I had a cold for the past two weeks. You know, the one where you think you’re getting better but it doesn’t quite go away. Don’t worry, I’m cold-free now. While I was sick though, I had the biggest hankering for some sul lung tang (or seolleongtang… pronouncer: SUH-loong-TAHNG). It’s a Korean soup which is equivalent to a chicken soup for me. Why? Because I crave it whenever I get a cold or flu.
It’s a simple soup but takes almost the whole day to make. Basically, you boil ox bones for hours that make a milky broth without seasoning. You can add Korean glass noodles and also some brisket, tripe, or both for some protein. Then when you are ready to eat it, you can add garlic, green onions, and salt to flavor the soup — you season it yourself right when you’re going to eat it and no before. Here’s my soup that I got as take out from Han Bat Sul Lung Tang in Koreatown.

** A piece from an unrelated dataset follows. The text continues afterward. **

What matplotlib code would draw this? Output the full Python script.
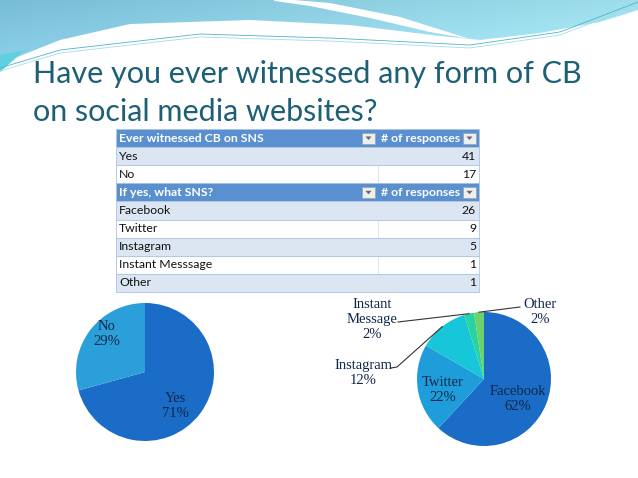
import numpy as np
import matplotlib
matplotlib.use("Agg")
import matplotlib.pyplot as plt
from matplotlib.patches import Rectangle, Polygon

# ---- data ----
title_lines = ["Have you ever witnessed any form of CB", "on social media websites?"]

header1 = ["Ever witnessed CB on SNS", "# of responses"]
witness_labels = ["Yes", "No"]
witness_counts = [41, 17]

header2 = ["If yes, what SNS?", "# of responses"]
sns_labels = ["Facebook", "Twitter", "Instagram", "Instant Messsage", "Other"]
sns_counts = [26, 9, 5, 1, 1]

left_pie_labels = ["Yes", "No"]
left_pie_pcts = [71, 29]
left_pie_colors = ["#1a6cc6", "#2a9fda"]

right_pie_labels = ["Facebook", "Twitter", "Instagram", "Instant\nMessage", "Other"]
right_pie_pcts = [62, 22, 12, 2, 2]
right_pie_colors = ["#1a6cc6", "#1f9ddb", "#17c6d9", "#27d3a0", "#6cd26a"]

W, H = 638, 478
fig = plt.figure(figsize=(W / 100, H / 100), dpi=100)
bg = fig.add_axes([0, 0, 1, 1])
bg.set_xlim(0, W)
bg.set_ylim(H, 0)
bg.axis("off")
bg.set_zorder(5)


def smooth(pts, n=200):
    xs, ys = zip(*pts)
    xx = np.linspace(xs[0], xs[-1], n)
    return xx, np.interp(xx, xs, ys)


# ---- background swoosh ----
gx = np.linspace(0, 1, 300)
gy = np.linspace(0, 1, 80)
GX, GY = np.meshgrid(gx, gy)
c_left = np.array([0.47, 0.74, 0.84])
c_right = np.array([0.62, 0.87, 0.92])
img = c_left[None, None, :] * (1 - GX[..., None]) + c_right[None, None, :] * GX[..., None]
img = np.clip(img + 0.10 * GY[..., None], 0, 1)
im = bg.imshow(img, extent=[0, W, 80, 0], aspect="auto", zorder=0)

band = [(0, 0), (W, 0), (W, 10), (600, 22), (540, 33), (480, 40), (440, 36), (350, 25),
        (250, 20), (130, 24), (60, 40), (0, 64)]
poly = Polygon(band, closed=True, facecolor="none", edgecolor="none")
bg.add_patch(poly)
im.set_clip_path(poly)

# white swoosh through the band
sw = [(270, -2), (330, 3), (400, 17), (470, 39), (430, 32), (370, 18), (310, 6), (275, 1)]
bg.add_patch(Polygon(sw, closed=True, facecolor="white", edgecolor="none", zorder=1))
bg.add_patch(Polygon([(0, 55), (25, 50), (0, 72)], closed=True, facecolor="#5fd0e0",
                     edgecolor="none", zorder=1))

# thin lines
for off, col in [(0, "#4fb3ca"), (3, "#a6dbe8")]:
    x, y = smooth([(0, 68 + off), (60, 50 + off), (200, 34 + off), (330, 38 + off),
                   (470, 45 + off), (560, 32 + off), (638, 2 + off)])
    bg.plot(x, y, color=col, lw=0.6, zorder=2)

# ---- title ----
for line, base in zip(title_lines, [83, 121]):
    bg.text(33, base, line, fontsize=22, family="Lato", color="#1d5f74",
            va="baseline", ha="left")

# ---- table ----
tx0, tx1, tsplit = 116, 479, 378
ty0, rh = 129, 18.1
hdr_col = "#5a8fd0"
light = "#dce6f3"
fs_tab = 8.8

rows = [("h", header1)]
rows += [("d", (l, c)) for l, c in zip(witness_labels, witness_counts)]
rows += [("h", header2)]
rows += [("d", (l, c)) for l, c in zip(sns_labels, sns_counts)]

stripe = 0
for i, (kind, content) in enumerate(rows):
    y = ty0 + i * rh
    if kind == "h":
        bg.add_patch(Rectangle((tx0, y), tx1 - tx0, rh, facecolor=hdr_col,
                               edgecolor="#a9c4e6", lw=0.6, zorder=3))
        bg.text(tx0 + 3, y + rh / 2, content[0], fontsize=fs_tab, family="Lato",
                weight="bold", color="white", va="center", ha="left", zorder=4)
        bg.text(tsplit + 3, y + rh / 2, content[1], fontsize=fs_tab, family="Lato",
                weight="bold", color="white", va="center", ha="left", zorder=4)
        for bx in (362, 463):
            bg.add_patch(Rectangle((bx, y + 3.5), 13, 11, facecolor="#eeeeee",
                                   edgecolor="#9aa8b8", lw=0.6, zorder=4))
            bg.add_patch(Polygon([(bx + 3.5, y + 7.5), (bx + 9.5, y + 7.5), (bx + 6.5, y + 11)],
                                 closed=True, facecolor="#666666", edgecolor="none", zorder=5))
        stripe = 0
    else:
        fc = light if stripe % 2 == 0 else "white"
        stripe += 1
        bg.add_patch(Rectangle((tx0, y), tx1 - tx0, rh, facecolor=fc,
                               edgecolor="#a9c4e6", lw=0.6, zorder=3))
        if fc == "white":
            bg.plot([tsplit, tsplit], [y + 1, y + rh - 1], color="#dde6f0", lw=0.8, zorder=4)
        bg.text(tx0 + 3, y + rh / 2, content[0], fontsize=fs_tab, family="Lato",
                color="#111111", va="center", ha="left", zorder=4)
        bg.text(tx1 - 3, y + rh / 2, str(content[1]), fontsize=fs_tab, family="Lato",
                color="#111111", va="center", ha="right", zorder=4)

# ---- pies ----
label_font = dict(family="Liberation Serif", fontsize=10.5, color="#0f2748",
                  ha="center", va="center", linespacing=1.2)


def pie_axes(cx, cy, r):
    return fig.add_axes([(cx - r) / W, 1 - (cy + r) / H, 2 * r / W, 2 * r / H])


# left pie
cxL, cyL, rL = 145, 372, 69
axL = pie_axes(cxL, cyL, rL)
axL.pie(witness_counts, colors=left_pie_colors, startangle=90, counterclock=False,
        wedgeprops=dict(linewidth=0))
axL.set_xlim(-1, 1)
axL.set_ylim(-1, 1)
axL.set_aspect("auto")
axL.axis("off")
posL = [(175, 406), (107, 334)]
for lab, p, (px, py) in zip(left_pie_labels, left_pie_pcts, posL):
    bg.text(px, py, f"{lab}\n{p}%", zorder=10, **label_font)

# right pie
cxR, cyR, rR = 484, 379, 67
axR = pie_axes(cxR, cyR, rR)
wedges, _ = axR.pie(sns_counts, colors=right_pie_colors, startangle=90, counterclock=False,
                    wedgeprops=dict(linewidth=0))
axR.set_xlim(-1, 1)
axR.set_ylim(-1, 1)
axR.set_aspect("auto")
axR.axis("off")
posR = [(518, 399), (443, 390), (363, 373), (372, 319), (540, 312)]
line_start = [None, None, (391, 368), (398, 322), (520, 307)]
line_knee = [None, None, (397, 367), None, None]
for w, lab, p, (px, py), ls, kn in zip(wedges, right_pie_labels, right_pie_pcts, posR,
                                         line_start, line_knee):
    bg.text(px, py, f"{lab}\n{p}%", zorder=10, **label_font)
    if ls is not None:
        mid = np.deg2rad((w.theta1 + w.theta2) / 2)
        ex = cxR + rR * np.cos(mid)
        ey = cyR - rR * np.sin(mid)
        xs = [ls[0]] + ([kn[0]] if kn else []) + [ex]
        ys = [ls[1]] + ([kn[1]] if kn else []) + [ey]
        bg.plot(xs, ys, color="#333333", lw=0.8, zorder=9)

fig.savefig("out.png", dpi=100)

Han Bat Sul Lung Tang is a no-nonsense restaurant – this soup is pretty much all they serve but I’m sure you got that from their name. You can eat at the restaurant but since I was pretty sick, I got my meal for take-out.
My mom always told me if I craved sul lung tang, go to the place that only makes this — mama Kim was right because this place didn’t disappoint. For $9 I got the soup with brisket (you can choose from brisket, tripe, tongue, or flank), two types of kimchi (cabbage and radish), rice, chili paste, green onions, and sea salt. Here’s the spread I made when I got home…
If you’re looking for some Korean comfort food soup, I highly recommend Han Bat Sul Lung Tang. By the time I was done with it, there wasn’t an extra drop left in the bowl.
TIP: If you get the soup for take out, put it in the fridge for a little bit and the fat will collect to the top of the broth and you can easily spoon it out – this is what I do so it’s less fatty.